→ **Task input**
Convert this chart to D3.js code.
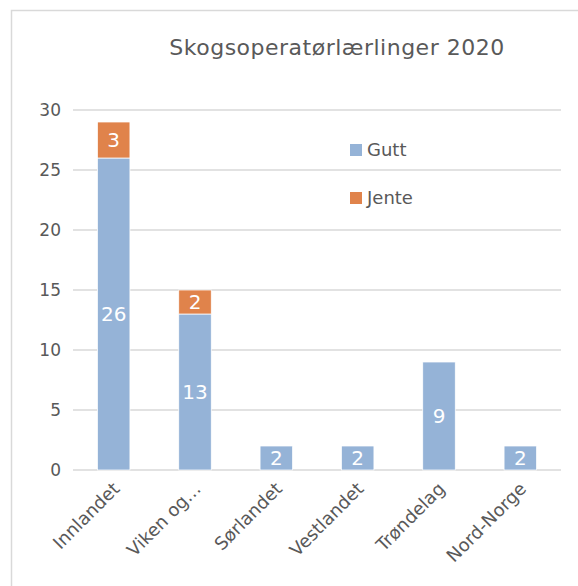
<!DOCTYPE html>
<html>
<head>
<meta charset="utf-8">
<script src="https://cdn.jsdelivr.net/npm/d3@7"></script>
<style>
  body { margin: 0; background: #fff; }
  svg { font-family: "DejaVu Sans", Lato, sans-serif; }
</style>
</head>
<body>
<div id="chart"></div>
<script>
// chart data
var categories = ["Innlandet", "Viken og…", "Sørlandet", "Vestlandet", "Trøndelag", "Nord-Norge"];
var gutt = [26, 13, 2, 2, 9, 2];
var jente = [3, 2, 0, 0, 0, 0];
var seriesNames = ["Gutt", "Jente"];
var yTicks = [0, 5, 10, 15, 20, 25, 30];
var title = "Skogsoperatørlærlinger 2020";

var colors = { Gutt: "#95b3d7", Jente: "#e0834b" };

var width = 578, height = 586;

var svg = d3.select("#chart")
  .append("svg")
  .attr("width", width)
  .attr("height", height);

// outer chart border
svg.append("rect")
  .attr("x", 11.5).attr("y", 10.5)
  .attr("width", 600).attr("height", 600)
  .attr("fill", "none")
  .attr("stroke", "#d9d9d9")
  .attr("stroke-width", 1.5);

// scales
var x = d3.scaleBand()
  .domain(categories)
  .range([73, 561])
  .paddingInner(0.6)
  .paddingOuter(0.3);

var y = d3.scaleLinear()
  .domain([0, 30])
  .range([470, 110]);

// gridlines
svg.append("g")
  .selectAll("line")
  .data(yTicks)
  .enter()
  .append("line")
  .attr("x1", 73).attr("x2", 561)
  .attr("y1", function(d) { return y(d); })
  .attr("y2", function(d) { return y(d); })
  .attr("stroke", "#d9d9d9")
  .attr("stroke-width", 1.5);

// y axis labels
svg.append("g")
  .selectAll("text")
  .data(yTicks)
  .enter()
  .append("text")
  .attr("x", 61)
  .attr("y", function(d) { return y(d); })
  .attr("dy", "0.36em")
  .attr("text-anchor", "end")
  .attr("font-size", 17)
  .attr("fill", "#595959")
  .text(function(d) { return d; });

// stack the data
var rows = categories.map(function(c, i) {
  return { cat: c, Gutt: gutt[i], Jente: jente[i] };
});
var stack = d3.stack().keys(seriesNames)(rows);

var layers = svg.append("g")
  .selectAll("g")
  .data(stack)
  .enter()
  .append("g")
  .attr("fill", function(d) { return colors[d.key]; });

layers.selectAll("rect")
  .data(function(d) { return d; })
  .enter()
  .filter(function(d) { return d[1] - d[0] > 0; })
  .append("rect")
  .attr("x", function(d) { return x(d.data.cat); })
  .attr("width", x.bandwidth())
  .attr("y", function(d) { return y(d[1]); })
  .attr("height", function(d) { return y(d[0]) - y(d[1]); })
  .attr("stroke", "#fff")
  .attr("stroke-width", 0.75);

// value labels
layers.selectAll("text")
  .data(function(d) { return d; })
  .enter()
  .filter(function(d) { return d[1] - d[0] > 0; })
  .append("text")
  .attr("x", function(d) { return x(d.data.cat) + x.bandwidth() / 2; })
  .attr("y", function(d) { return (y(d[0]) + y(d[1])) / 2; })
  .attr("dy", "0.36em")
  .attr("text-anchor", "middle")
  .attr("font-size", 20)
  .attr("fill", "#fff")
  .text(function(d) { return d[1] - d[0]; });

// x axis labels
svg.append("g")
  .selectAll("text")
  .data(categories)
  .enter()
  .append("text")
  .attr("transform", function(d) {
    return "translate(" + (x(d) + x.bandwidth() / 2 + 7) + ",490) rotate(-45)";
  })
  .attr("text-anchor", "end")
  .attr("font-size", 18)
  .attr("fill", "#595959")
  .text(function(d) { return d; });

// title
svg.append("text")
  .attr("x", 337)
  .attr("y", 55)
  .attr("text-anchor", "middle")
  .attr("font-size", 22)
  .attr("letter-spacing", 0.5)
  .attr("fill", "#595959")
  .text(title);

// legend
var legend = svg.append("g")
  .selectAll("g")
  .data(seriesNames)
  .enter()
  .append("g")
  .attr("transform", function(d, i) { return "translate(350," + (150 + i * 48) + ")"; });

legend.append("rect")
  .attr("x", 0).attr("y", -6)
  .attr("width", 12).attr("height", 12)
  .attr("fill", function(d) { return colors[d]; });

legend.append("text")
  .attr("x", 17)
  .attr("y", 0)
  .attr("dy", "0.36em")
  .attr("font-size", 18)
  .attr("fill", "#595959")
  .text(function(d) { return d; });
</script>
</body>
</html>
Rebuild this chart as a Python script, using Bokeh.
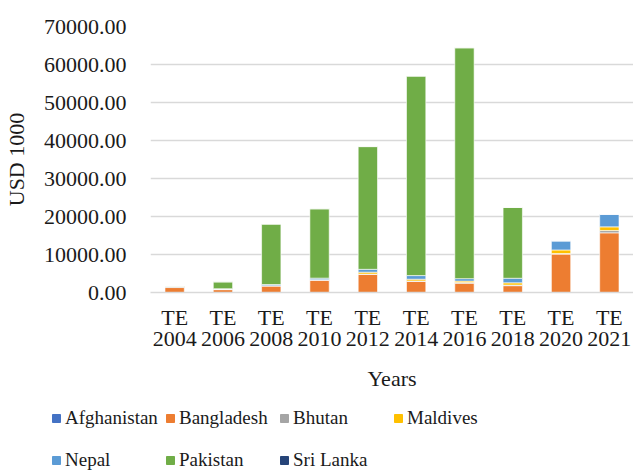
from bokeh.plotting import figure
from bokeh.layouts import column
from bokeh.models import ColumnDataSource, Legend, LegendItem, PrintfTickFormatter, SingleIntervalTicker, Range1d
from bokeh.embed import file_html
from bokeh.resources import INLINE

# Triennium-ending periods
periods = ["TE\n2004", "TE\n2006", "TE\n2008", "TE\n2010", "TE\n2012",
           "TE\n2014", "TE\n2016", "TE\n2018", "TE\n2020", "TE\n2021"]

countries = ["Afghanistan", "Bangladesh", "Bhutan", "Maldives", "Nepal", "Pakistan", "Sri Lanka"]

# Values in USD 1000
afghanistan = [0, 0, 0, 0, 0, 0, 0, 0, 0, 0]
bangladesh = [1300, 750, 1700, 3250, 4800, 2900, 2450, 1800, 10100, 15700]
bhutan = [250, 150, 100, 50, 50, 150, 150, 150, 150, 600]
maldives = [0, 0, 0, 80, 500, 450, 400, 600, 950, 970]
nepal = [60, 100, 300, 400, 750, 950, 650, 1200, 2400, 3330]
pakistan = [70, 1800, 15900, 18250, 32300, 52500, 60750, 18620, 0, 0]
sri_lanka = [0, 0, 0, 0, 0, 0, 0, 0, 0, 0]

colors = ["#4472C4", "#ED7D31", "#A5A5A5", "#FFC000", "#5B9BD5", "#70AD47", "#264478"]

source = ColumnDataSource(data={
    "period": periods,
    "Afghanistan": afghanistan,
    "Bangladesh": bangladesh,
    "Bhutan": bhutan,
    "Maldives": maldives,
    "Nepal": nepal,
    "Pakistan": pakistan,
    "Sri Lanka": sri_lanka,
})

FONT = "Liberation Serif"
TEXT = "#1a1a1a"

p = figure(x_range=periods, y_range=Range1d(0, 70000), width=633, height=400,
           output_backend="svg", toolbar_location=None, frame_align=False,
           min_border_left=150, min_border_right=0, min_border_top=26, min_border_bottom=108)
p.outline_line_color = None

p.vbar_stack(countries, x="period", width=0.4, color=colors, source=source,
             line_color="white", line_alpha=0.6, line_width=1)

# Axes
p.yaxis.ticker = SingleIntervalTicker(interval=10000)
p.yaxis.formatter = PrintfTickFormatter(format="%.2f")
p.yaxis.axis_line_color = None
p.yaxis.major_tick_line_color = None
p.yaxis.minor_tick_line_color = None
p.yaxis.major_label_standoff = 18
p.yaxis.major_label_text_font = FONT
p.yaxis.major_label_text_font_size = "22px"
p.yaxis.major_label_text_color = TEXT
p.yaxis.axis_label = "USD 1000"
p.yaxis.axis_label_text_font = FONT
p.yaxis.axis_label_text_font_size = "22px"
p.yaxis.axis_label_text_font_style = "normal"
p.yaxis.axis_label_text_color = TEXT
p.yaxis.axis_label_standoff = 12

p.xaxis.axis_line_color = "#d9d9d9"
p.xaxis.axis_line_width = 1.5
p.xaxis.major_tick_line_color = None
p.xaxis.minor_tick_line_color = None
p.xaxis.major_label_standoff = 6
p.xaxis.major_label_text_font = FONT
p.xaxis.major_label_text_font_size = "22px"
p.xaxis.major_label_text_color = TEXT
p.xaxis.major_label_text_line_height = 0.85
p.xaxis.axis_label = "Years"
p.xaxis.axis_label_text_font = FONT
p.xaxis.axis_label_text_font_size = "22px"
p.xaxis.axis_label_text_font_style = "normal"
p.xaxis.axis_label_text_color = TEXT
p.xaxis.axis_label_standoff = 12

p.xgrid.grid_line_color = None
p.ygrid.grid_line_color = "#d9d9d9"
p.ygrid.grid_line_width = 1.5

# Legend strip under the chart, with one zero-height swatch renderer per country
key = figure(width=633, height=70, output_backend="svg", toolbar_location=None,
             x_axis_type=None, y_axis_type=None, min_border=0, frame_align=False,
             x_range=Range1d(0, 1), y_range=Range1d(0, 1))
key.outline_line_color = None
key.xgrid.grid_line_color = None
key.ygrid.grid_line_color = None
swatches = [key.vbar(x=[0], top=[0], width=0, color=c) for c in colors]

legend = Legend(
    items=[LegendItem(label=c, renderers=[r]) for c, r in zip(countries, swatches)],
    orientation="horizontal", ncols=4,
    location=(51, -7),
    glyph_width=10, glyph_height=10, label_standoff=4,
    label_width=93, label_height=35, spacing=7,
    padding=0, margin=0,
    border_line_color=None, background_fill_alpha=0,
    label_text_font=FONT, label_text_font_size="19px", label_text_color=TEXT,
)
key.add_layout(legend, "center")

open("out.html", "w").write(file_html(column(p, key), INLINE))
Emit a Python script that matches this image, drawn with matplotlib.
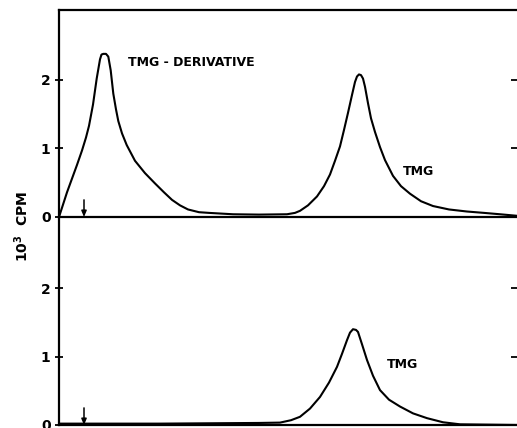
import matplotlib.pyplot as plt

# fraction position (arbitrary units) and 10^3 CPM
x_top = [0, 0.4, 0.8, 1.3, 1.8, 2.3, 2.7, 3.0, 3.4, 3.77, 4.1, 4.25, 4.43, 4.7,
         4.93, 5.17, 5.43, 5.7, 5.93, 6.3, 6.77, 7.6, 8.6, 9.6, 10.5, 11.3, 12.1,
         12.9, 14.0, 15.0, 17.4, 20.0, 22.8, 23.6, 24.1, 24.9, 25.8, 26.5, 27.1,
         27.6, 28.1, 28.5, 28.9, 29.3, 29.6, 29.8, 30.0, 30.2, 30.4, 30.6, 30.9,
         31.2, 31.6, 32.1, 32.6, 33.4, 34.2, 35.1, 36.2, 37.4, 39.0, 40.8, 42.5,
         44.1, 46.0]
cpm_top = [0, 0.18, 0.36, 0.56, 0.76, 0.97, 1.16, 1.33, 1.64, 2.02, 2.30, 2.37,
           2.38, 2.38, 2.34, 2.14, 1.80, 1.57, 1.40, 1.22, 1.05, 0.82, 0.64, 0.49,
           0.36, 0.25, 0.17, 0.11, 0.07, 0.06, 0.04, 0.035, 0.04, 0.06, 0.09,
           0.17, 0.30, 0.45, 0.62, 0.82, 1.03, 1.27, 1.52, 1.78, 1.97, 2.05, 2.08,
           2.07, 2.02, 1.90, 1.66, 1.44, 1.24, 1.02, 0.83, 0.60, 0.45, 0.34, 0.23,
           0.16, 0.11, 0.08, 0.06, 0.04, 0.015]

x_bot = [0, 10, 20, 22.1, 23.2, 24.1, 25.1, 26.1, 27.0, 27.8, 28.3, 28.8, 29.1,
         29.4, 29.7, 29.9, 30.3, 30.8, 31.4, 32.1, 33.0, 34.1, 35.4, 36.8, 38.4,
         40.1, 46.0]
cpm_bot = [0.02, 0.02, 0.03, 0.035, 0.07, 0.12, 0.24, 0.41, 0.62, 0.85, 1.04,
           1.24, 1.35, 1.40, 1.39, 1.36, 1.18, 0.95, 0.72, 0.51, 0.37, 0.27, 0.17,
           0.10, 0.04, 0.01, 0.0]

arrow_x = 2.5
yticks = [0, 1, 2]
ytick_labels = ['0', '1', '2']

W, H = 517, 428
fig = plt.figure(figsize=(W / 100, H / 100), dpi=100)
left = 59 / W
width = (521 - 59) / W
ax1 = fig.add_axes([left, (H - 217) / H, width, 207 / H])
ax2 = fig.add_axes([left, (H - 425) / H, width, 208 / H])

for ax, x, y, top in [(ax1, x_top, cpm_top, 3.02), (ax2, x_bot, cpm_bot, 3.04)]:
    ax.plot(x, y, color='black', lw=1.5, solid_capstyle='round',
            solid_joinstyle='round')
    ax.set_xlim(0, 46.2)
    ax.set_ylim(0, top)
    ax.set_xticks([])
    ax.set_yticks(yticks)
    ax.set_yticklabels(ytick_labels, fontsize=10, fontweight='bold')
    ax.tick_params(axis='y', direction='inout', length=6, width=1.3, pad=3,
                   right=True, left=True)
    for s in ax.spines.values():
        s.set_linewidth(1.6)
    ax.annotate('', xy=(arrow_x, 0.0), xytext=(arrow_x, 0.25),
                arrowprops=dict(arrowstyle='-|>,head_length=0.35,head_width=0.15',
                                color='black', lw=1.1, shrinkA=0, shrinkB=0))
    ax.patch.set_alpha(0)

# right ticks point inward only
for ax in (ax1, ax2):
    for t in ax.yaxis.get_major_ticks():
        t.tick2line.set_marker(0)
        t.tick2line.set_markersize(7)
ax2.spines['top'].set_visible(False)

ax1.text(6.9, 2.26, 'TMG - DERIVATIVE', fontsize=9, fontweight='bold', va='center')
ax1.text(34.4, 0.67, 'TMG', fontsize=9, fontweight='bold', va='center')
ax2.text(32.8, 0.88, 'TMG', fontsize=9, fontweight='bold', va='center')

fig.text(21.5 / W, 1 - 226 / H, r'10$^{\mathbf{3}}$  CPM', rotation=90,
         ha='center', va='center', fontsize=10, fontweight='bold')

fig.savefig('out.png', dpi=100)
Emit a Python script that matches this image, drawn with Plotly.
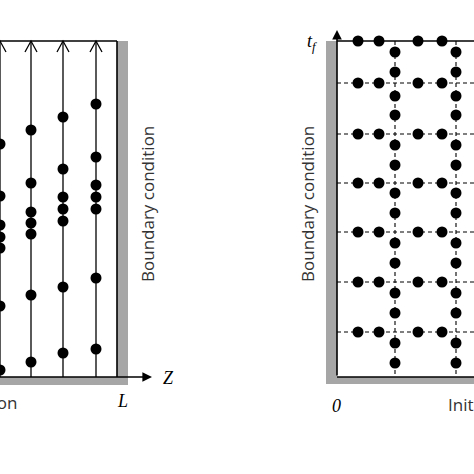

→ **Task goal**
Find the string "matplotlib" in the listing and return every line that holds it.

→ **Result of the task**
Emit a Python script that matches this image, drawn with matplotlib.
import matplotlib.pyplot as plt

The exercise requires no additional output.